In the accompanying manuscript Saul (1998) points out that a model of within-host malaria population dynamics (Anderson, May & Gupta, 1989) can exhibit unrealistically large growth rates. He suggests that this error can be avoided by replacing the parameter r, which is the number of merozoites produced by each parasite at schizogony, with the value ln (r)+1. This substitution does not, however, address the true underlying problem with the model, namely that whilst in reality there is small variation in the distribution of Plasmodium spp. life-spans, the use of the constant rate α assumes an exponential, and hence much more variable, distribution. This can allow the population to increase, over the time period of the average life-span (48 h in the case of Plasmodium falciparum), by factors considerably larger than r.
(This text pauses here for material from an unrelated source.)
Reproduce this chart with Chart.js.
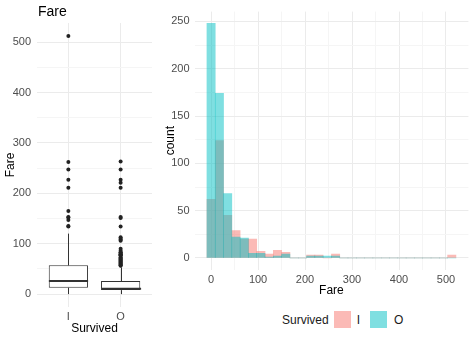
<!DOCTYPE html>
<html>
<head>
<meta charset="utf-8">
<script src="https://cdn.jsdelivr.net/npm/chart.js@4"></script>
<style>
  body { margin: 0; background: #fff; font-family: "Liberation Sans", Arial, sans-serif; }
  #wrap { position: relative; width: 474px; height: 338px; overflow: hidden; }
  #boxCanvasBox { position: absolute; left: 0; top: 0; width: 160px; height: 338px; }
  #histCanvasBox { position: absolute; left: 160px; top: 0; width: 314px; height: 300px; }
  #boxTitle { position: absolute; left: 38px; top: 3px; font-size: 14px; color: #000; }
  #legend { position: absolute; left: 282px; top: 311px; height: 17px; display: flex; align-items: center; font-size: 12px; color: #1a1a1a; }
  .key { width: 17px; height: 17px; display: inline-block; }
</style>
</head>
<body>
<div id="wrap">
  <div id="boxCanvasBox"><canvas id="boxChart"></canvas></div>
  <div id="histCanvasBox"><canvas id="histChart"></canvas></div>
  <div id="boxTitle">Fare</div>
  <div id="legend">
    <span style="margin-right:5px">Survived</span>
    <span class="key" style="background:rgba(248,118,109,0.5)"></span>
    <span style="margin:0 10px 0 6px">I</span>
    <span class="key" style="background:rgba(0,191,196,0.5)"></span>
    <span style="margin-left:7px">O</span>
  </div>
</div>
<script>
// Boxplot: Fare nach Survived
const boxGroups = ['I', 'O'];
const boxQ1 = [12.5, 7.9];
const boxMedian = [26, 10.5];
const boxQ3 = [57, 26];
const whiskerLow = [0, 0];
const whiskerHigh = [120, 53];
const outliersI = [134, 135, 147, 152, 153, 165, 211, 227, 247, 262, 512];
const outliersO = [56, 57, 59, 61, 63, 65, 67, 69, 71, 73, 76, 77, 78, 79, 80, 82, 83, 86, 90,
  106, 108, 110, 113, 134, 151, 153, 211, 221, 227, 247, 263];
const boxYTicks = [0, 100, 200, 300, 400, 500];

// Histogramm: 30 Klassen
const binCenters = [0, 17.7, 35.3, 53, 70.7, 88.3, 106, 123.6, 141.3, 159, 176.7, 194.3, 212, 229.6,
  247.3, 265, 282.6, 300.3, 318, 335.6, 353.3, 371, 388.6, 406.3, 424, 441.6, 459.3, 477, 494.6, 512.3];
const countI = [62, 124, 45, 29, 20, 20, 7, 4, 8, 6, 0, 0, 3, 3, 0, 4, 0, 0, 0, 0, 0, 0, 0, 0, 0, 0, 0, 0, 0, 3];
const countO = [248, 174, 68, 22, 21, 5, 5, 1, 2, 4, 0, 0, 2, 2, 2, 2, 0, 0, 0, 0, 0, 0, 0, 0, 0, 0, 0, 0, 0, 0];
const histXTicks = [0, 100, 200, 300, 400, 500];
const histYTicks = [0, 50, 100, 150, 200, 250];

const FONT = '"Liberation Sans", Arial, sans-serif';
const MAJOR = '#ebebeb';
const MINOR = '#f5f5f5';

function gridColor(majors) {
  return ctx => (ctx.tick && majors.includes(ctx.tick.value)) ? MAJOR : MINOR;
}

// Whisker und Median zeichnen
const boxPlugin = {
  id: 'boxExtras',
  afterDatasetsDraw(chart) {
    const {ctx, scales: {x, y}} = chart;
    const half = (x.getPixelForValue(1.375) - x.getPixelForValue(1));
    ctx.save();
    ctx.strokeStyle = '#333';
    boxGroups.forEach((g, i) => {
      const cx = Math.round(x.getPixelForValue(i + 1)) + 0.5;
      ctx.lineWidth = 1;
      ctx.beginPath();
      ctx.moveTo(cx, y.getPixelForValue(boxQ3[i]));
      ctx.lineTo(cx, y.getPixelForValue(whiskerHigh[i]));
      ctx.moveTo(cx, y.getPixelForValue(boxQ1[i]));
      ctx.lineTo(cx, y.getPixelForValue(whiskerLow[i]));
      ctx.stroke();
      ctx.lineWidth = 2;
      ctx.beginPath();
      ctx.moveTo(cx - half, y.getPixelForValue(boxMedian[i]));
      ctx.lineTo(cx + half, y.getPixelForValue(boxMedian[i]));
      ctx.stroke();
    });
    ctx.restore();
  }
};

new Chart(document.getElementById('boxChart'), {
  type: 'bar',
  data: {
    datasets: [
      {
        type: 'scatter',
        data: outliersI.map(v => ({x: 1, y: v})).concat(outliersO.map(v => ({x: 2, y: v}))),
        backgroundColor: '#222',
        borderWidth: 0,
        pointRadius: 2,
        order: 0
      },
      {
        data: boxGroups.map((g, i) => ({x: i + 1, y: [boxQ1[i], boxQ3[i]]})),
        backgroundColor: '#fff',
        borderColor: '#333',
        borderWidth: 1,
        borderSkipped: false,
        barPercentage: 0.75,
        categoryPercentage: 1,
        order: 1
      }
    ]
  },
  options: {
    responsive: true,
    maintainAspectRatio: false,
    animation: false,
    layout: {padding: {top: 23, right: 8, left: 0, bottom: 0}},
    plugins: {legend: {display: false}, tooltip: {enabled: false}},
    scales: {
      x: {
        type: 'linear',
        min: 0.4,
        max: 2.6,
        offset: false,
        afterBuildTicks: s => { s.ticks = [{value: 1}, {value: 2}]; },
        afterFit: s => { s.height = 31; },
        ticks: {
          callback: v => boxGroups[v - 1],
          color: '#4d4d4d',
          font: {family: FONT, size: 11},
          padding: 3
        },
        grid: {color: MAJOR, drawTicks: false, offset: false},
        border: {display: false},
        title: {display: true, text: 'Survived', color: '#000', font: {family: FONT, size: 12}, padding: {top: 0, bottom: 2}}
      },
      y: {
        min: -25.6,
        max: 537.9,
        afterBuildTicks: s => { s.ticks = [0, 50, 100, 150, 200, 250, 300, 350, 400, 450, 500].map(v => ({value: v})); },
        afterFit: s => { s.width = 37; },
        ticks: {
          callback: v => boxYTicks.includes(v) ? v : '',
          color: '#4d4d4d',
          font: {family: FONT, size: 11},
          padding: 6
        },
        grid: {color: gridColor(boxYTicks), drawTicks: false},
        border: {display: false},
        title: {display: true, text: 'Fare', color: '#000', font: {family: FONT, size: 12}, padding: {top: 3, bottom: 0}}
      }
    }
  },
  plugins: [boxPlugin]
});

new Chart(document.getElementById('histChart'), {
  type: 'bar',
  data: {
    datasets: [
      {
        label: 'I',
        data: binCenters.map((c, i) => ({x: c, y: countI[i]})),
        backgroundColor: 'rgba(248,118,109,0.5)',
        grouped: false,
        barPercentage: 1,
        categoryPercentage: 1,
        order: 2
      },
      {
        label: 'O',
        data: binCenters.map((c, i) => ({x: c, y: countO[i]})),
        backgroundColor: 'rgba(0,191,196,0.5)',
        grouped: false,
        barPercentage: 1,
        categoryPercentage: 1,
        order: 1
      }
    ]
  },
  options: {
    responsive: true,
    maintainAspectRatio: false,
    animation: false,
    layout: {padding: {top: 5.6, right: 5.6, left: 0, bottom: 0}},
    plugins: {legend: {display: false}, tooltip: {enabled: false}},
    scales: {
      x: {
        type: 'linear',
        min: -35.3,
        max: 547.7,
        offset: false,
        afterBuildTicks: s => { s.ticks = [0, 50, 100, 150, 200, 250, 300, 350, 400, 450, 500].map(v => ({value: v})); },
        afterFit: s => { s.height = 30.3; },
        ticks: {
          callback: v => histXTicks.includes(v) ? v : '',
          color: '#4d4d4d',
          font: {family: FONT, size: 11},
          maxRotation: 0,
          autoSkip: false,
          padding: 4
        },
        grid: {color: gridColor(histXTicks), drawTicks: false, offset: false},
        border: {display: false},
        title: {display: true, text: 'Fare', color: '#000', font: {family: FONT, size: 12}, padding: {top: 0, bottom: 2}}
      },
      y: {
        min: -12.4,
        max: 260.4,
        afterBuildTicks: s => { s.ticks = [0, 25, 50, 75, 100, 125, 150, 175, 200, 225, 250].map(v => ({value: v})); },
        afterFit: s => { s.width = 34.5; },
        ticks: {
          callback: v => histYTicks.includes(v) ? v : '',
          color: '#4d4d4d',
          font: {family: FONT, size: 11},
          padding: 5
        },
        grid: {color: gridColor(histYTicks), drawTicks: false},
        border: {display: false},
        title: {display: true, text: 'count', color: '#000', font: {family: FONT, size: 12}, padding: {top: 3, bottom: 0}}
      }
    }
  }
});
</script>
</body>
</html>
Saul identifies this assumption as unrealistic in terms of the biology of malaria, but it is not remedied in the proposed model.

Within the structure of the original model there are two ways of addressing the growth rate problem. Firstly, the ‘growth constant’ r can be replaced by the value ln (r)+1, so that if all parasites reinvade, the model increases by a factor r over 1 generation. As pointed out by Saul, this is an artificial device since it means that each parasite produces a reduced number of merozoites. Alternatively, a parasite can produce the observed number of merozoites, r, many of which do not reinvade. This is the situation in the original paper and Gravenor, McLean & Kwiatkowski (1995). In these papers the model does grow at a reasonable rate because the parameter β is estimated directly from observed growth rates. These points, however, are only an aside. Both the original and Saul's modified model can grow at the same rate and they both have the same distributional assumptions concerning parasite life-span.